Leaders in the church are teachers (Hebrews 13:7; 1 Timothy 3:2; 2 Timothy 2:24; Titus 1:9); they must do more than listen. They must speak. But it is essential that they be nothing less than good listeners. As James 1:19 says, “Let every person be quick to hear, slow to speak, slow to anger.” Yes, “every person” — and every leader all the more.
Pray that your leaders would be quick to hear, open to reason, and easily persuaded by good sense, argument, and rationale.
5. Full of Mercy and Good Fruit
True wisdom is inevitably practical. It comes out in action. “By his good conduct let him show his works in the meekness of wisdom” (James 3:13). And in the church in particular, such good fruit includes mercy.
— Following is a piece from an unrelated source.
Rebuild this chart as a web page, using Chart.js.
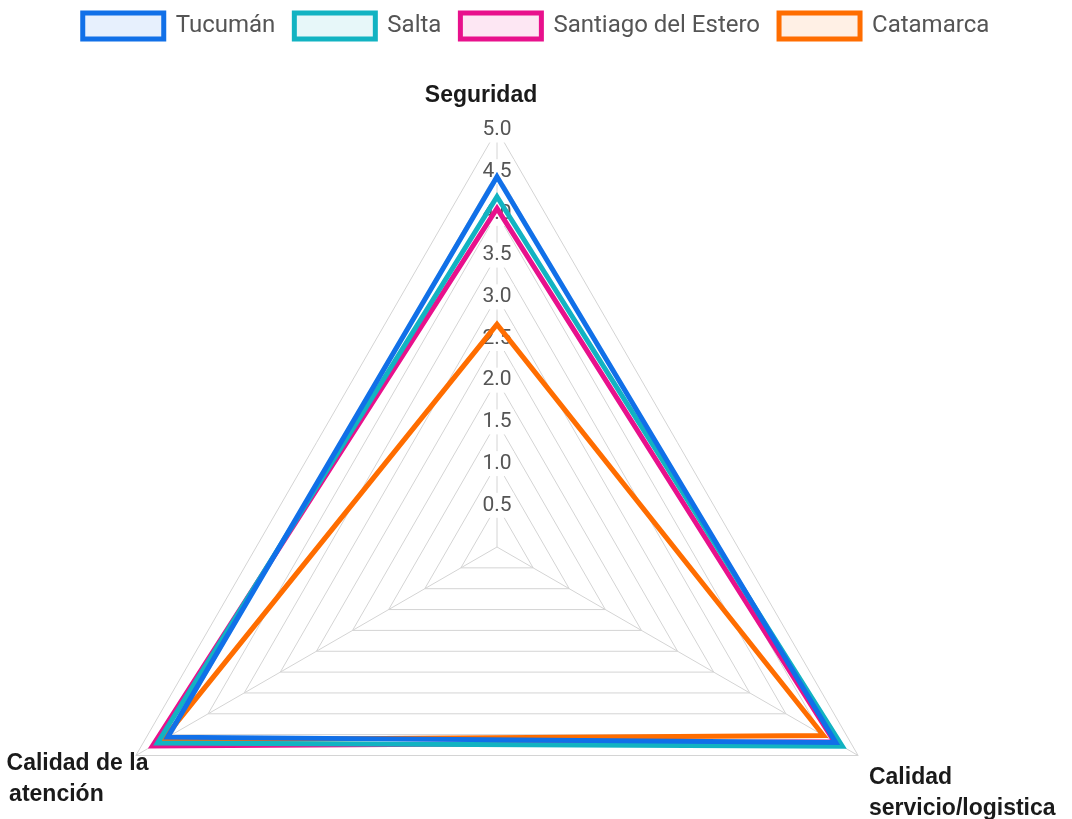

Leaders who are simply just, and not merciful, have no place in the church. The church is the most mercied collective on the planet. Her leaders must know God’s mercy for them, and show God’s mercy to others. It’s true for every Christian, and all the most important for leaders: “Judgment is without mercy to one who has shown no mercy. Mercy triumphs over judgment” (James 2:13).
Impartiality is an especially important virtue for leaders. It’s bad enough when anyone plays favorites and treats others unfairly, but when it takes root among the leadership, the effects multiply. The whole church soon suffers.
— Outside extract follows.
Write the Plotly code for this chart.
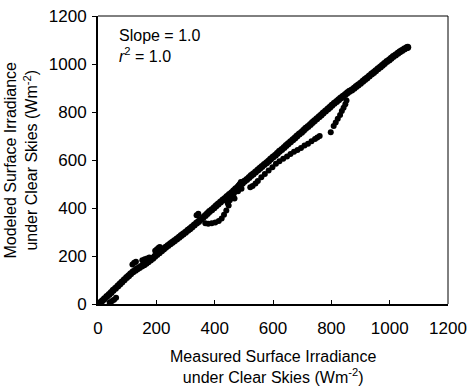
import plotly.graph_objects as go

# Main band of points close to the 1:1 line (measured, modeled)
main_x = [0, 8, 15, 22, 30, 38, 45, 52, 60, 68, 75, 82, 90, 98, 105, 112, 120, 128, 135, 142,
          150, 158, 165, 172, 180, 188, 195, 202, 210, 218, 225, 232, 240, 248, 255, 262, 270,
          278, 285, 292, 300, 308, 315, 322, 330, 338, 345, 352, 360, 368, 375, 382, 390, 398,
          405, 412, 420, 428, 435, 442, 450, 458, 465, 472, 480, 488, 495, 502, 510, 518, 525,
          532, 540, 548, 555, 562, 570, 578, 585, 592, 600, 608, 615, 622, 630, 638, 645, 652,
          660, 668, 675, 682, 690, 698, 705, 712, 720, 728, 735, 742, 750, 758, 765, 772, 780,
          788, 795, 802, 810, 818, 825, 832, 840, 848, 855, 862, 870, 878, 885, 892, 900, 908,
          915, 922, 930, 938, 945, 952, 960, 968, 975, 982, 990, 998, 1005, 1012, 1020, 1028,
          1035, 1042, 1050, 1058, 1062]
main_y = [0, 6, 14, 22, 31, 40, 48, 57, 66, 75, 83, 92, 101, 110, 118, 126, 134, 141, 147, 152,
          158, 164, 170, 176, 183, 191, 199, 206, 214, 222, 229, 236, 244, 251, 257, 264, 271,
          278, 285, 292, 299, 307, 314, 321, 329, 337, 344, 352, 360, 369, 377, 385, 393, 401,
          409, 417, 425, 433, 440, 448, 456, 464, 472, 480, 488, 496, 503, 511, 519, 527, 535,
          542, 550, 558, 566, 573, 581, 589, 596, 604, 612, 620, 628, 636, 644, 652, 660, 668,
          676, 684, 692, 700, 708, 716, 724, 732, 740, 748, 756, 764, 772, 780, 788, 796, 804,
          812, 820, 828, 836, 844, 851, 858, 866, 873, 880, 886, 892, 899, 906, 913, 920, 928,
          935, 942, 950, 958, 965, 972, 980, 988, 995, 1002, 1010, 1017, 1024, 1031, 1038, 1045,
          1051, 1056, 1062, 1068, 1070]

# Points that depart from the main band
dev_x = [40, 48, 55, 62, 118, 124, 130, 152, 160, 168, 176, 196, 202, 208, 212,
         338, 344, 368, 378, 390, 402, 414, 424, 432, 440, 448,
         445, 452, 458, 462, 466, 470, 474, 478, 482, 486, 490, 455, 468, 480, 492,
         522, 530, 540, 548, 560, 572, 585, 598, 610, 622, 635, 648, 660, 672,
         684, 696, 708, 720, 732, 744, 752, 760, 798, 808, 815, 822, 830, 836, 842, 848, 852]
dev_y = [6, 12, 18, 26, 165, 172, 176, 182, 186, 190, 194, 222, 228, 234, 238,
         370, 376, 336, 334, 336, 340, 346, 356, 372, 390, 410,
         420, 432, 445, 452, 460, 470, 478, 486, 494, 500, 508, 455, 440, 470, 480,
         486, 492, 502, 512, 528, 542, 556, 570, 584, 595, 605, 615, 625, 634,
         642, 650, 660, 668, 678, 688, 694, 700, 716, 742, 756, 772, 788, 804, 818, 832, 848]

tick_vals = [0, 200, 400, 600, 800, 1000, 1200]
tick_text = ["0", "200", "400", "600", "800", "1000", "1200"]

fig = go.Figure()
fig.add_trace(go.Scatter(x=main_x, y=main_y, mode="markers",
                         marker=dict(color="black", size=7, line=dict(width=0)),
                         showlegend=False))
fig.add_trace(go.Scatter(x=dev_x, y=dev_y, mode="markers",
                         marker=dict(color="black", size=6, line=dict(width=0)),
                         showlegend=False))

font = dict(family="Liberation Sans, Arial, sans-serif", size=16, color="black")
tfont = dict(family="Liberation Sans, Arial, sans-serif", size=17, color="black")

fig.update_layout(
    width=474, height=388,
    margin=dict(l=98, r=17, t=7, b=84),
    paper_bgcolor="white", plot_bgcolor="white",
    font=font,
    xaxis=dict(range=[0, 1200], tickvals=tick_vals, ticktext=tick_text,
               showgrid=False, zeroline=False,
               showline=True, linecolor="black", linewidth=2,
               ticks="inside", ticklen=4, tickwidth=1, tickcolor="black",
               ticklabelstandoff=8, ticklabeloverflow="allow", tickfont=tfont),
    yaxis=dict(range=[0, 1200], tickvals=tick_vals, ticktext=tick_text,
               showgrid=False, zeroline=False,
               showline=True, linecolor="black", linewidth=2,
               ticks="outside", ticklen=4, tickwidth=1, tickcolor="black",
               ticklabelstandoff=2, ticklabeloverflow="allow", tickfont=tfont),
    shapes=[dict(type="line", xref="paper", yref="paper", x0=0, x1=1, y0=1, y1=1,
                 line=dict(color="black", width=1)),
            dict(type="line", xref="paper", yref="paper", x0=1, x1=1, y0=0, y1=1,
                 line=dict(color="black", width=1))],
    annotations=[
        dict(text="Slope = 1.0<br><i>r</i><sup>2</sup> = 1.0", xref="paper", yref="paper",
             x=0.053, y=0.897, xanchor="left", yanchor="middle", align="left",
             showarrow=False, font=font),
        dict(text="Measured Surface Irradiance<br>under Clear Skies (Wm<sup>-2</sup>)",
             xref="paper", yref="paper", x=0.5, y=-0.219, xanchor="center", yanchor="middle",
             showarrow=False, font=font),
        dict(text="Modeled Surface Irradiance<br>under Clear Skies (Wm<sup>-2</sup>)",
             xref="paper", yref="paper", x=-0.22, y=0.498, xanchor="center", yanchor="middle",
             textangle=-90, showarrow=False, font=font),
    ],
)

fig.write_html("out.html", config={"displayModeBar": False},
               post_script="document.body.style.margin='0px';")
The impartiality of God is a clear, and often overlooked, theme in the New Testament (1 Peter 1:17; Galatians 2:6; Romans 2:11; Acts 10:34; Luke 20:21; Ephesians 6:9; Colossians 3:25). Pray that the wisdom that comes from Christ would make his under-shepherds increasingly fair and impartial (James 2:1, 9; 1 Timothy 5:21).
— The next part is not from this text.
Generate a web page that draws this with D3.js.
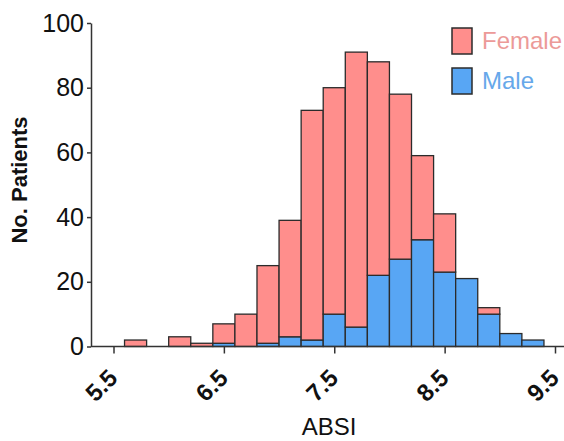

“Pray that your leaders would practice what they preach, that they would be doers of God’s word and not teachers only.”
Sincerity now brings us full circle to purity at the beginning of the list. The term literally means “without hypocrisy.” Pray that your leaders would practice what they preach, that they would be doers of God’s word and not teachers only.
Pray that they would have the spirit of the apostles: “We are not, like so many, peddlers of God’s word, but as men of sincerity, as commissioned by God, in the sight of God we speak in Christ” (2 Corinthians 2:17). Pray that they would be free from people-pleasing and too much concern with public relations.
Pray that the leaders of Christ’s church would renounce “disgraceful, underhanded ways” and “refuse to practice cunning or to tamper with God’s word,” but that in a world of spin, posturing, and deception, they would lead “by the open statement of the truth” (2 Corinthians 4:2).